27 A Critical Moment
Most of my hoeing was done in company with others. Working at this job in company is not only better for the labourers but better for the farmer – far more ground is covered by a worker in company with others than if alone. The spirit of competition always enters into it, for no one likes to be left behind if the work is being done in parallelled rows as is usual. Thus the pace is according to the fastest worker. And if just two people are taking a couple of rows there is the same tendency to compete – no one knows why. Once I did this absolutely deliberately. One of ’E’s daughters often came out into the fields, and also imitated her father in every particular. Finding myself on a parallel row with her, I worked during the greater part of a morning at an absurd rate, continually passing her as I went up and down the rows.

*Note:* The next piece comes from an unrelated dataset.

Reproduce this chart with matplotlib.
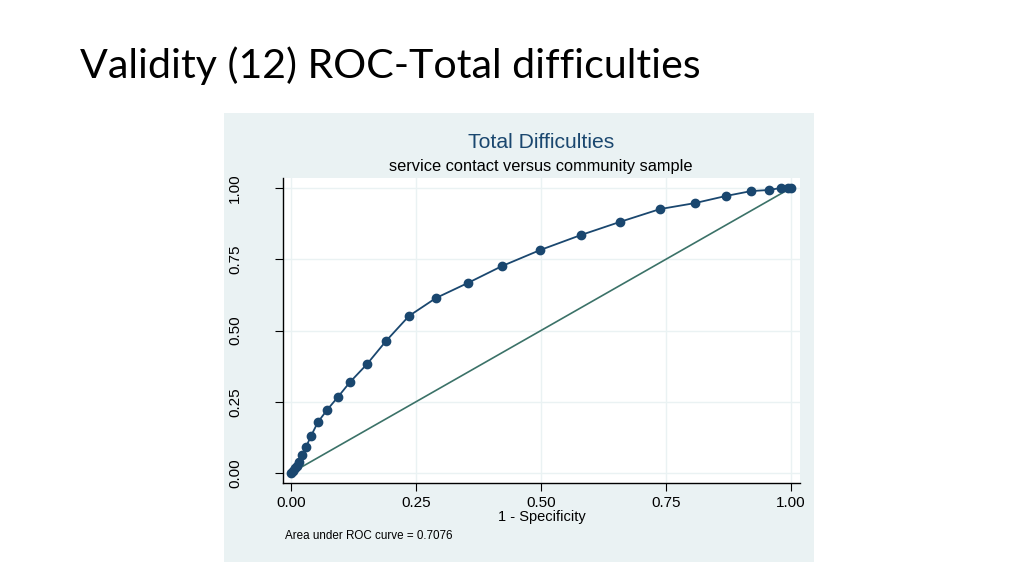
import numpy as np
import matplotlib
matplotlib.use("Agg")
import matplotlib.pyplot as plt
from matplotlib.patches import Rectangle

# ROC points (1 - specificity, sensitivity)
fpr = [0.0, 0.004, 0.008, 0.012, 0.016, 0.022, 0.030, 0.040, 0.054, 0.072,
       0.094, 0.118, 0.152, 0.190, 0.236, 0.290, 0.354, 0.422, 0.498, 0.580,
       0.658, 0.738, 0.808, 0.870, 0.920, 0.956, 0.980, 0.994, 1.0]
tpr = [0.0, 0.008, 0.016, 0.026, 0.038, 0.063, 0.091, 0.130, 0.179, 0.221,
       0.267, 0.319, 0.382, 0.463, 0.551, 0.614, 0.667, 0.726, 0.782, 0.835,
       0.881, 0.926, 0.947, 0.972, 0.989, 0.993, 1.0, 1.0, 1.0]
ticks = [0.0, 0.25, 0.50, 0.75, 1.0]
tick_labels = ["0.00", "0.25", "0.50", "0.75", "1.00"]

navy = "#1a476f"
green = "#3b7268"
panel = "#eaf2f3"

plt.rcParams["font.family"] = ["Liberation Sans", "DejaVu Sans"]

W, H = 1024, 576
fig = plt.figure(figsize=(W / 100, H / 100), dpi=100)
fig.patch.set_facecolor("white")

# stata graph region
fig.patches.append(Rectangle((224 / W, 1 - 562 / H), (814 - 224) / W, (562 - 113) / H,
                             transform=fig.transFigure, facecolor=panel,
                             edgecolor="none", zorder=-1))

ax = fig.add_axes([283 / W, 1 - 483 / H, (800 - 283) / W, (483 - 178) / H])
ax.set_zorder(2)
ax.set_facecolor("white")
ax.set_xlim(-0.016, 1.018)
ax.set_ylim(-0.035, 1.035)

ax.plot([0, 1], [0, 1], color=green, lw=1.2, zorder=2)
ax.plot(fpr, tpr, color=navy, lw=1.3, marker="o", ms=6, zorder=3)

ax.set_xticks(ticks)
ax.set_xticklabels(tick_labels)
ax.set_yticks(ticks)
ax.set_yticklabels(tick_labels, rotation=90, va="center")
ax.tick_params(direction="out", length=5.5, width=0.8, labelsize=11,
               colors="black")
ax.tick_params(axis="x", pad=4)
ax.tick_params(axis="y", pad=24)
ax.grid(True, color=panel, lw=1.0, zorder=0)
ax.set_axisbelow(True)
for s in ["top", "right"]:
    ax.spines[s].set_visible(False)
for s in ["left", "bottom"]:
    ax.spines[s].set_linewidth(1.0)

ax.set_xlabel("1 - Specificity", fontsize=10.5, labelpad=0)

fig.text(541 / W, 1 - 142 / H, "Total Difficulties", fontsize=15.2, color=navy,
         ha="center", va="center")
fig.text(541 / W, 1 - 167 / H, "service contact versus community sample",
         fontsize=11.8, color="black", ha="center", va="center")
fig.text(285 / W, 1 - 536 / H, "Area under ROC curve = 0.7076", fontsize=8.4,
         color="black", ha="left", va="center")

# slide heading, scaled to span the same width as the original
head = fig.text(80 / W, 1 - 66 / H, "Validity (12) ROC-Total difficulties",
                fontsize=32, color="black", ha="left", va="center",
                family="Lato", fontweight="normal")
fig.canvas.draw()
bb = head.get_window_extent()
head.set_fontsize(32 * 620 / bb.width)

fig.savefig("out.png", dpi=100, facecolor="white")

Harold, Dick and I did a good deal of hoeing together. ‘Anyway, it’s a bit of a change and break for you,’ I said to Harold. ‘Yes, but the wrong kind of change,’ he replied. All the same he always worked the quickest at this job as at many others. We were working now on a field along which the main track ran.
Hence the approach of the Van was easily seen. When it was discerned approaching, our pace would quicken; not too fast, since that would look bad, too obvious; but appreciably, while we asked ‘Is ’E going to stop?’ If the van stopped then we might expect ’E to alight and come across, look on, make a criticism, and possibly join us. This was always a critical moment when the Van was seen – ‘Will ’E stop, join us, and spoil the morning?’ became the great question. One occasion was rather amusing. Harold, Dick and myself were going along our rows side by side across the field. Our cut reached to about the middle of the field, when normally we would turn about. We were working towards the track when the Van appeared coming up, and then stopped. ’E got out and went over into the next field to speak to Robert, and there he remained for some time. We couldn’t see him, but had to suppose that he could see us. At last he appeared again. Would he now come over to us? But no, he got into the van. But it didn’t start off at once; evidently he was watching us. We were still working towards the track, towards him. We came to the end of our cut. We should now have stopped, picked our new rows and gone back. But Harold said ‘Keep on, don’t stop, keep on; if ’e sees us stop ’e’ll come over, sure thing. Keep on and ’e’ll be off.’ And though we had come to the end of our cut we kept going now on ground which we had already hoed (’E wouldn’t be able to notice this at the distance), and continued keeping on until the crisis passed and ’E got back into the van and did at last b off.